Task directions
Look through the data below and output, unchanged, every line from the one holding "Reproduce this chart with Apache ECharts." through the one holding "const sourceText = 'Տվյալները՝", inclusive. Skip the pictures.

Data supplied
-=-=-

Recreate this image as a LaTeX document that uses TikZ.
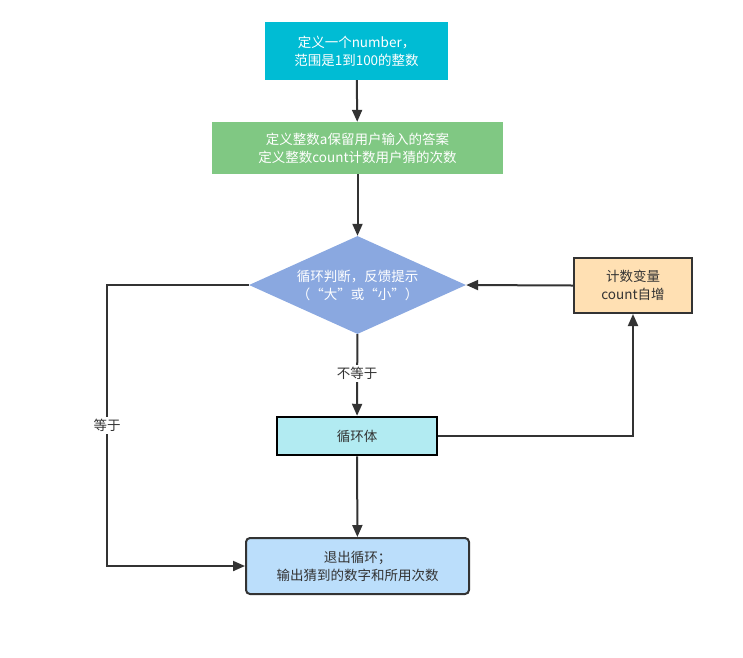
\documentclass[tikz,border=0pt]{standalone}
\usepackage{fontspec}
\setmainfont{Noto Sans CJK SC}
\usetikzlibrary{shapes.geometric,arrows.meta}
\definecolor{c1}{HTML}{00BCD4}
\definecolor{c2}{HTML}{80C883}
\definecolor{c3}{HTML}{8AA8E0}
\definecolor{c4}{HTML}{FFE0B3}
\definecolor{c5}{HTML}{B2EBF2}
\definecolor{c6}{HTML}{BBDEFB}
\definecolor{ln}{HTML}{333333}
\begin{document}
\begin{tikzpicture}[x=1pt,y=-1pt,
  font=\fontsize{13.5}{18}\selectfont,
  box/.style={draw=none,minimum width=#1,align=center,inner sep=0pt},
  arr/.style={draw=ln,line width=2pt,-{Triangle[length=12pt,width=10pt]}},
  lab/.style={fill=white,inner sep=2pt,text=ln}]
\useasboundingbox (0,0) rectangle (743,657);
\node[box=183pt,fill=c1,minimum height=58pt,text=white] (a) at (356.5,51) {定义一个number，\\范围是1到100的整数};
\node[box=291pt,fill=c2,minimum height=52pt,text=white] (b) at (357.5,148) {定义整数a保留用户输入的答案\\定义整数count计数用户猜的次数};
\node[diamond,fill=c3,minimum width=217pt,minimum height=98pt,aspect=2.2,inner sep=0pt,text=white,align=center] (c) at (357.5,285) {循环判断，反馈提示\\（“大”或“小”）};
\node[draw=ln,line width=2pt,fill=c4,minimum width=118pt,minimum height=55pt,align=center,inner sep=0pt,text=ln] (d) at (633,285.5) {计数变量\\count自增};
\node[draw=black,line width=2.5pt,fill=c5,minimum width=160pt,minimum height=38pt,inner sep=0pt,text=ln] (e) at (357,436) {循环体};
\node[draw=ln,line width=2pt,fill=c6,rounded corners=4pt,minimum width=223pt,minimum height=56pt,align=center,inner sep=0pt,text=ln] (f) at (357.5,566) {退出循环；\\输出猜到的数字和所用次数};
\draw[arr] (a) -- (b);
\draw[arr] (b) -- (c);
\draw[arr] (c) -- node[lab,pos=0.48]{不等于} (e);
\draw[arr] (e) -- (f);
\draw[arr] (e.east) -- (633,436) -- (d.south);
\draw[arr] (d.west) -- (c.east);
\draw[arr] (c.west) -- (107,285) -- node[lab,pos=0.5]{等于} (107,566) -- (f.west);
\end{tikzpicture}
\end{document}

-=-=-

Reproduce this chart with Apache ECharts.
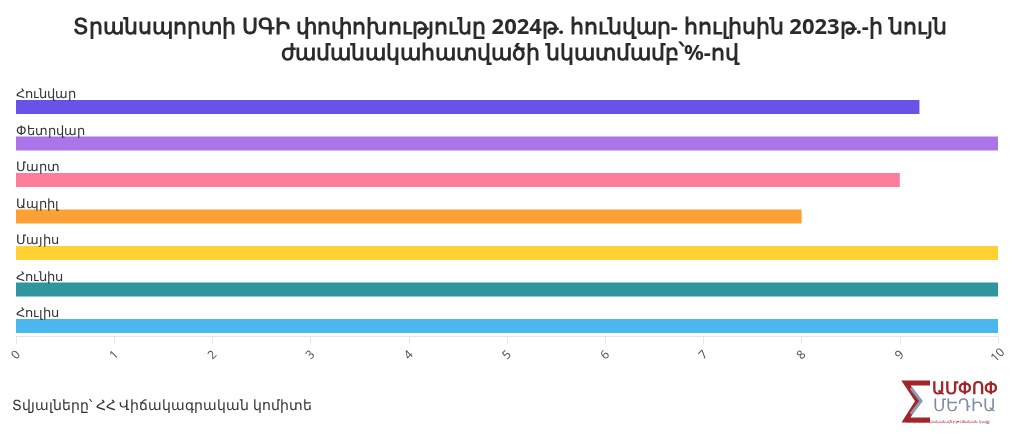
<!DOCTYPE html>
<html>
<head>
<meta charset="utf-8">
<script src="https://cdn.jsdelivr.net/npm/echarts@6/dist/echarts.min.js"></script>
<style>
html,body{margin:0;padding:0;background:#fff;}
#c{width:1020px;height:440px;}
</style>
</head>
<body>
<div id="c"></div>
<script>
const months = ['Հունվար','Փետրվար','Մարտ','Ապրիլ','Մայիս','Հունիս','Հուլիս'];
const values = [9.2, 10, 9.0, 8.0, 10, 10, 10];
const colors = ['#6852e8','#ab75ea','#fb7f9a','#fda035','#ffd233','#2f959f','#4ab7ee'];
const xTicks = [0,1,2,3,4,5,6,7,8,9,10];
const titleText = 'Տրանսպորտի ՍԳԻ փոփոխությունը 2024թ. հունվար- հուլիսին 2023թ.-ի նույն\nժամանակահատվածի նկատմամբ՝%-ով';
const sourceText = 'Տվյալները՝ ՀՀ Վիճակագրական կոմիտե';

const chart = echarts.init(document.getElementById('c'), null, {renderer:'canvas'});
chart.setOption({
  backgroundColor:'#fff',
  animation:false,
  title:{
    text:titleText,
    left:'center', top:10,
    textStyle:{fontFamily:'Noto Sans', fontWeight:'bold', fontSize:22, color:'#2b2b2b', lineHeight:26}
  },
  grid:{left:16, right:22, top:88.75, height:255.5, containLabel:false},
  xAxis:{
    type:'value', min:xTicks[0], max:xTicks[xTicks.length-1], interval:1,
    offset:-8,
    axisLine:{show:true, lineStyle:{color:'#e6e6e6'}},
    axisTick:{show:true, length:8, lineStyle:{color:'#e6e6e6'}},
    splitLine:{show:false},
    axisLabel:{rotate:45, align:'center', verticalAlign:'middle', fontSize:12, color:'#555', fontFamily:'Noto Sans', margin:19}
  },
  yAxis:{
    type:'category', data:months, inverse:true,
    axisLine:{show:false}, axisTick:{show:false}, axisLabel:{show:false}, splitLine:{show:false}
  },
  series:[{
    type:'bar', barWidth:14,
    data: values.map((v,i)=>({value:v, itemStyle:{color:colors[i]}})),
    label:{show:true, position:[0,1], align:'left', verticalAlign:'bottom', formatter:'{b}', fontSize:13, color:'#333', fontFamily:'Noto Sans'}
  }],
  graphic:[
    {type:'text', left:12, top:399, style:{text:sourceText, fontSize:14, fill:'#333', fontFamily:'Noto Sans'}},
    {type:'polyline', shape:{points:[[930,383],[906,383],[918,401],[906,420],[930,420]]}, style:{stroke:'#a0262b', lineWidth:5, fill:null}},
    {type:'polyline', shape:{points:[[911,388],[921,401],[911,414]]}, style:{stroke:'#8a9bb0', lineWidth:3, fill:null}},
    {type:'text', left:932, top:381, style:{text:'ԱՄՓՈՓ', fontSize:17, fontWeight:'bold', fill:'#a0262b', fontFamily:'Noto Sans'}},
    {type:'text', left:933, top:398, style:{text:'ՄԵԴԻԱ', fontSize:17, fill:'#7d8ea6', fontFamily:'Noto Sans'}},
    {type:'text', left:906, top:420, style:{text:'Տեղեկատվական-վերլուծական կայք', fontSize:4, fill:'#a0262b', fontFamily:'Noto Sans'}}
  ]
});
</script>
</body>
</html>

-=-=-

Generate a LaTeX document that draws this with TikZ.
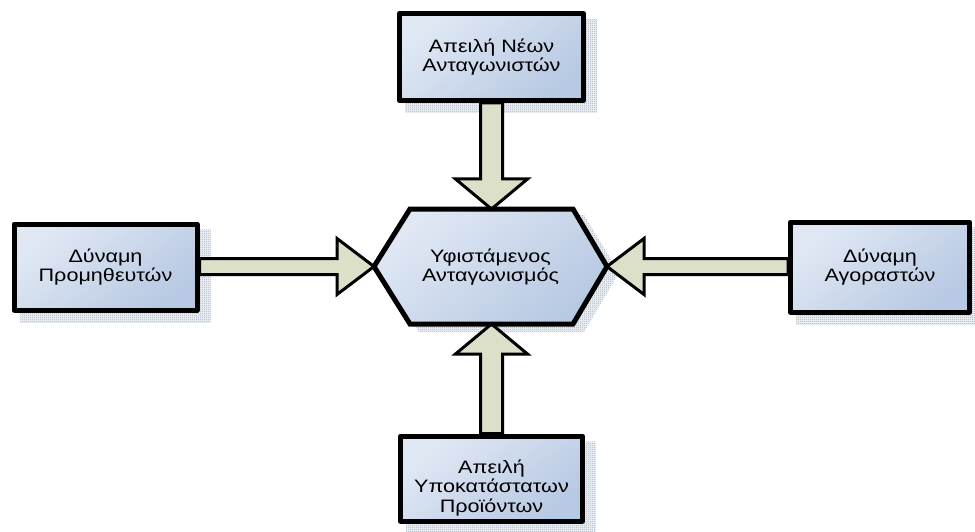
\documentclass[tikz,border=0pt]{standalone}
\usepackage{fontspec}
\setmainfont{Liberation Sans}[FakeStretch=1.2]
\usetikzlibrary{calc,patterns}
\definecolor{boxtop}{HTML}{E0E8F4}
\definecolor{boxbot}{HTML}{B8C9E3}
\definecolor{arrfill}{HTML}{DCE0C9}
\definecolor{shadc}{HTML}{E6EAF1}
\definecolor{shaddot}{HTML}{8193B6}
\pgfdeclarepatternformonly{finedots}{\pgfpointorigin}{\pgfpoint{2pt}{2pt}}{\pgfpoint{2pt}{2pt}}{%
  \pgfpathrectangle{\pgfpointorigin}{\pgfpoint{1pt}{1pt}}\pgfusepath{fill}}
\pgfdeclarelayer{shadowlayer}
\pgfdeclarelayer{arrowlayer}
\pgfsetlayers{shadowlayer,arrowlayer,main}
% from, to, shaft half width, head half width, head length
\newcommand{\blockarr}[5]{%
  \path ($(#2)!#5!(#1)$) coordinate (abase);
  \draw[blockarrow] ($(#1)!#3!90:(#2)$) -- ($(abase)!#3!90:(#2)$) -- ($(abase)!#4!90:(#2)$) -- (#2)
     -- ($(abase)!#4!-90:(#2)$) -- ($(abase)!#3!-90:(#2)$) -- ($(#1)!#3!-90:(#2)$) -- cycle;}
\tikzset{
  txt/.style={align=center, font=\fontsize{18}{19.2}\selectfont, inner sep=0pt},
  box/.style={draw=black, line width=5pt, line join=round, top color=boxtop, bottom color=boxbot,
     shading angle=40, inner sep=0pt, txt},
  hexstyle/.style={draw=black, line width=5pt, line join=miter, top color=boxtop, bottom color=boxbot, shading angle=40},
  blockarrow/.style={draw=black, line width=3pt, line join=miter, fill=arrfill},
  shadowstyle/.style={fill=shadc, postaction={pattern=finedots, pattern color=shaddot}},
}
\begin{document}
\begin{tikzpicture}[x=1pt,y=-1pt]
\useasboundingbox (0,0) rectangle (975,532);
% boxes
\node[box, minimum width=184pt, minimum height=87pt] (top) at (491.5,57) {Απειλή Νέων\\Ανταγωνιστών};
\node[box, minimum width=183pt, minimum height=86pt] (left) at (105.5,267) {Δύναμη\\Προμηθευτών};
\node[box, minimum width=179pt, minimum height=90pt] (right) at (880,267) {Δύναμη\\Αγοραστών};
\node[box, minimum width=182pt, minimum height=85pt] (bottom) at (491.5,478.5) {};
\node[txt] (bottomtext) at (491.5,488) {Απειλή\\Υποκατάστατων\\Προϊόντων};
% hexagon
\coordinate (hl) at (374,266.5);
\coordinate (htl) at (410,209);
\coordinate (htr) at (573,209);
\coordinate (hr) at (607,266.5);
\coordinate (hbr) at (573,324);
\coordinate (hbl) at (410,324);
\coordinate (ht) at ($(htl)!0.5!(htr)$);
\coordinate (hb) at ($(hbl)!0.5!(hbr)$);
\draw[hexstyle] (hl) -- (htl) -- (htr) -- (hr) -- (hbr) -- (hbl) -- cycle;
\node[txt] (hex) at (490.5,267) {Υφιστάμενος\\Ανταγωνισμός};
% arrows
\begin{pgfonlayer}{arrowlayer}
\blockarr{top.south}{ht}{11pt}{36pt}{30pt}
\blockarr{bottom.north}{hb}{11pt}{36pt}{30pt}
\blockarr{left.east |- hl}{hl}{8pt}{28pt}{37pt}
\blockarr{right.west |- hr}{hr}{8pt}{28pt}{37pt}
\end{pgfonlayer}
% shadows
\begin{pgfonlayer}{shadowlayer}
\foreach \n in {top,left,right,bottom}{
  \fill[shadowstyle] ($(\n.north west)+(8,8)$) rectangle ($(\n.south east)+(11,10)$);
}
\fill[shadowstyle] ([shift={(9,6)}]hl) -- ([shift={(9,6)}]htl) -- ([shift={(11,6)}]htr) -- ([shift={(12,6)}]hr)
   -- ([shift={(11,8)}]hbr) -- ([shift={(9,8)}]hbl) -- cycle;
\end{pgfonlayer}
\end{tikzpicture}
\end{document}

-=-=-

Output of the exercise
Reproduce this chart with Apache ECharts.
<!DOCTYPE html>
<html>
<head>
<meta charset="utf-8">
<script src="https://cdn.jsdelivr.net/npm/echarts@6/dist/echarts.min.js"></script>
<style>
html,body{margin:0;padding:0;background:#fff;}
#c{width:1020px;height:440px;}
</style>
</head>
<body>
<div id="c"></div>
<script>
const months = ['Հունվար','Փետրվար','Մարտ','Ապրիլ','Մայիս','Հունիս','Հուլիս'];
const values = [9.2, 10, 9.0, 8.0, 10, 10, 10];
const colors = ['#6852e8','#ab75ea','#fb7f9a','#fda035','#ffd233','#2f959f','#4ab7ee'];
const xTicks = [0,1,2,3,4,5,6,7,8,9,10];
const titleText = 'Տրանսպորտի ՍԳԻ փոփոխությունը 2024թ. հունվար- հուլիսին 2023թ.-ի նույն\nժամանակահատվածի նկատմամբ՝%-ով';
const sourceText = 'Տվյալները՝ ՀՀ Վիճակագրական կոմիտե';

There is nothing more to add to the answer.